Friday, August 15, 2008

IDF clears troops in propagandist's death.

On April 16, 2008 a Palestinian posing as a journalist (They can call themselves journalists all they want, but in reality they are propagandists!), Fadel Shana'a, was killed by an Israeli tank crew. He had been setting up his tripod getting ready to take film and they fired upon him.

Thousands gathered for the funeral of Fadel Shana, 23, a Reuters cameraman. His body was carried through the streets of Gaza City, draped in a Palestinian flag. His camera and bloodied flak jacket were carried on a second stretcher. Reuters said x-rays showed several inch-long darts, known as flechettes, embedded in Shana's chest and legs as well as his flak jacket. His jacket was marked with a fluorescent "Press" sign and his car, which was not armoured, was marked Press and TV.

Flechettes are small metal darts contained in some tank shells which explode above the ground and can cover a wide area. They have been used in conflicts since the first world war and have been used by the Israeli military in the past. In 2003 the Israeli high court rejected a petition by two human rights groups asking for flechette shells to be banned in Gaza.

Isn't it wonderful that these people give a funeral to cameras and flak jackets. How thoughtful. First reports of this was that an IAF helicopter fired at them, then a tank, then 10 tanks. They never could keep their reports about the incident straight.

But he was in an area where rockets are daily fired from. And setting up equipment in such an area will cause the military to attack on sight.

The army found that troops acted properly when they opened fire on Fadel Shana, suspecting he was a terrorist preparing to fire a missile after he set up a tripod in a Gaza battle zone. Shana was killed instantly by a tank shell that sprays a hail of metal darts at its target. Four bystanders also died in the attack.

"In light of the reasonable conclusion reached by the tank crew and its superiors, that the characters were hostile and were carrying an object most likely to be a weapon, the decision to fire at the targets ... was sound," Brig. Gen. Avihai Mandelblit, the IDF's top prosecutor, said in a letter sent to Reuters. The news agency made the letter public on Wednesday.

In a statement issued at its London headquarters, Reuters said the army probe could effectively give soldiers a "free hand to kill," without being sure of the identity of their targets.

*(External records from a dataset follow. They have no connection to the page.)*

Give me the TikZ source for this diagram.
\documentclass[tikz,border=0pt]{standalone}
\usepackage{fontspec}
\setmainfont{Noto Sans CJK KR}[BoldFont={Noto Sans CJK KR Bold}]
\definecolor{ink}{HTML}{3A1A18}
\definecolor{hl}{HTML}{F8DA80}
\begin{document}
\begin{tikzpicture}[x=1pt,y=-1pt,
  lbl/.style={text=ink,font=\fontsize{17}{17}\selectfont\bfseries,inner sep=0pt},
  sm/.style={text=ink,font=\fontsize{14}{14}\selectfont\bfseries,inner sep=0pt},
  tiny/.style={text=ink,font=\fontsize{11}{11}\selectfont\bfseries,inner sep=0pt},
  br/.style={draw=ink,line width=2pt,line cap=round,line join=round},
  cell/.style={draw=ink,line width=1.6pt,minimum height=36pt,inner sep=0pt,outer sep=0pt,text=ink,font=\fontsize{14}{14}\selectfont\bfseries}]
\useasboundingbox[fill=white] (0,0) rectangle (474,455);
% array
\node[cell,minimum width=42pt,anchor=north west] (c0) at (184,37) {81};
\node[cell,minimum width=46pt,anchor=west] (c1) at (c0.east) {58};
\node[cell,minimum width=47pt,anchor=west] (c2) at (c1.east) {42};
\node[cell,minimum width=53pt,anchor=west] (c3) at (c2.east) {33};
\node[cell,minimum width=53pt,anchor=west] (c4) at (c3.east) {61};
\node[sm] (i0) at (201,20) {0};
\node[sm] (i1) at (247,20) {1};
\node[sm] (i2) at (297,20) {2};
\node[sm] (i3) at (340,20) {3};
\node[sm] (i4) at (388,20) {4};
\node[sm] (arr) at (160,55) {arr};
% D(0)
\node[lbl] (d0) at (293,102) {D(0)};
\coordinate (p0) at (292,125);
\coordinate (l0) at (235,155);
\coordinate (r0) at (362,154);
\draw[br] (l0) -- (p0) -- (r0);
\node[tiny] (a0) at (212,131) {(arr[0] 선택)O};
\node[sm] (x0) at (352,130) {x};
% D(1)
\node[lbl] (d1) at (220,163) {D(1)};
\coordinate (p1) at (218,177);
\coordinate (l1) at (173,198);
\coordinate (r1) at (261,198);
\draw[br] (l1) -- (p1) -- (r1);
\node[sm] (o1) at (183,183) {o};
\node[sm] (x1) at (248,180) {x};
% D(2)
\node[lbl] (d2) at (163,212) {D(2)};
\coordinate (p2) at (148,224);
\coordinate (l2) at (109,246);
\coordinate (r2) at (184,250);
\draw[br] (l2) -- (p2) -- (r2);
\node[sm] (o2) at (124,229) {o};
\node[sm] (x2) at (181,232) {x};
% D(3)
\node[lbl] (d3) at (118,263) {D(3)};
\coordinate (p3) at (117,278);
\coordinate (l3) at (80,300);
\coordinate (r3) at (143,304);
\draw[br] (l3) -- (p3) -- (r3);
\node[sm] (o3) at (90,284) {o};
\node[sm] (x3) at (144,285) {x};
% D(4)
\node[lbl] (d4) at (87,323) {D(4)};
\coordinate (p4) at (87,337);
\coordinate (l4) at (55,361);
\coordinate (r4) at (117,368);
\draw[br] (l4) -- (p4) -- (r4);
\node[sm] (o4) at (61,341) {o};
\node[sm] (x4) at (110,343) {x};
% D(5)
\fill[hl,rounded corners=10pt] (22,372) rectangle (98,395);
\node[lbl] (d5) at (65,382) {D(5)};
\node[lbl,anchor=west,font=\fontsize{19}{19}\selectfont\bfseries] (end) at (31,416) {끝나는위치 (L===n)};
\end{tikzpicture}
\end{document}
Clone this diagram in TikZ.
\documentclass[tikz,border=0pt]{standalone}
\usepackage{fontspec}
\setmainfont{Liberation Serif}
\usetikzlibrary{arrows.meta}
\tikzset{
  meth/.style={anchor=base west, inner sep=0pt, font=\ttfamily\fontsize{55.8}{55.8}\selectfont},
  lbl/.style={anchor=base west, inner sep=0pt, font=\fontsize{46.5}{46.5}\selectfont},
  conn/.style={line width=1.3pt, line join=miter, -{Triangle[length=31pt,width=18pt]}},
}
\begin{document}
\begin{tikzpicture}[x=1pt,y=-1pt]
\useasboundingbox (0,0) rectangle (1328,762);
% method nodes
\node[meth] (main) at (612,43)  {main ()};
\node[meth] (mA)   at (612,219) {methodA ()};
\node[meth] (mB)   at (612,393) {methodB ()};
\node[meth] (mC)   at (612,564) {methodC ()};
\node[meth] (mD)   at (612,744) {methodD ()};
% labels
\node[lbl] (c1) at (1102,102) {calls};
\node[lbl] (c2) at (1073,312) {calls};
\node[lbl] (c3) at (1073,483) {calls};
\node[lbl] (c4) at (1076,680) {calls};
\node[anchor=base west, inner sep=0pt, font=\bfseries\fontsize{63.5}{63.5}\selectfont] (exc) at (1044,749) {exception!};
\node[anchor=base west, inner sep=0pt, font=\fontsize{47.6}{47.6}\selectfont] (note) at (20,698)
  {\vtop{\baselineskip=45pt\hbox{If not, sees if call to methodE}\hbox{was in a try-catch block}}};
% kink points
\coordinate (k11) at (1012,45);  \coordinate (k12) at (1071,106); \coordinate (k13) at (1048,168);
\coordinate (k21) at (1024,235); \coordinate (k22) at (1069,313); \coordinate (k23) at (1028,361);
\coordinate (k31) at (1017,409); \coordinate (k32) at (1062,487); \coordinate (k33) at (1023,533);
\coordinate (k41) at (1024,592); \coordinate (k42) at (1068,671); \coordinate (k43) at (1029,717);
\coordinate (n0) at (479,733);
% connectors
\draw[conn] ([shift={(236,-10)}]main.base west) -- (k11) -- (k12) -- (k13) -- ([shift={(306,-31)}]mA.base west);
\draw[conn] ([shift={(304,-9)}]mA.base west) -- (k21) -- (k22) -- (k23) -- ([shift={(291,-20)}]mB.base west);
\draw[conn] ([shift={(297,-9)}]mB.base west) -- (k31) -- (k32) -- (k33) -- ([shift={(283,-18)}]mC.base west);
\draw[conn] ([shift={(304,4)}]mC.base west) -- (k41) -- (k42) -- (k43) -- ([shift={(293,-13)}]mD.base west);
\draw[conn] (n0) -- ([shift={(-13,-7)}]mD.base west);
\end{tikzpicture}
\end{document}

"I'm extremely disappointed that this report condones a disproportionate use of deadly force in a situation the army itself admitted had not been analyzed clearly," said David Schlesinger, Reuters' editor in chief. "They would appear to take the view that any raising of a camera into position could garner a deadly response."

Shana, 24, was killed on April 16 while covering clashes between Gaza terrorists and IDF troops. Just before his death, Shana was filming an Israeli tank about one mile away, and his final video showed it firing a shell in his direction. The video cut off just as the shell burst in front of him.

The shooting occurred on a day of clashes in which three IDF soldiers and 20 Palestinians were killed.

I'm not surprised that Reuters' would issue such a statement. It is blatantly anti-Semitic and biased against any of the values the Free World (civilized nations) hold dear.

"The tank crew was unable to determine the nature of the object mounted on the tripod and positively identify it as an anti-tank missile, a mortar or a television camera," Mandelblit wrote.

He noted that earlier in the day, IDF troops had also come under fire from mortar shells, and a rocket-propelled grenade was fired at a tank.

"These contributed to a heightened sense of risk, and strengthened the genuine suspicion that the persons identified were in fact a threat to the tank and its crew," Mandelblit wrote.

He also said Shana and Wafa Mizyed, a Reuters colleague wounded in the attack, were wearing body armor commonly used by Palestinian militants.

"The tank crew's superiors, asked to authorize firing by the tank, reasonably concluded ... that the characters identified by the tank were hostile, and posed a threat to the tank and its crew," he wrote.

Let us see, setting up equipment in a war zone, wearing flak jackets similar to those worn by the enemy, and not identifying themselves as press, even though Reuters now claims that their flak jackets were blue not camouflage as earlier reports and film show them wearing.

In other words, if it looks like a duck, smells like a duck, talks like a duck and acts like a duck, the chances are that you have a Quacker there.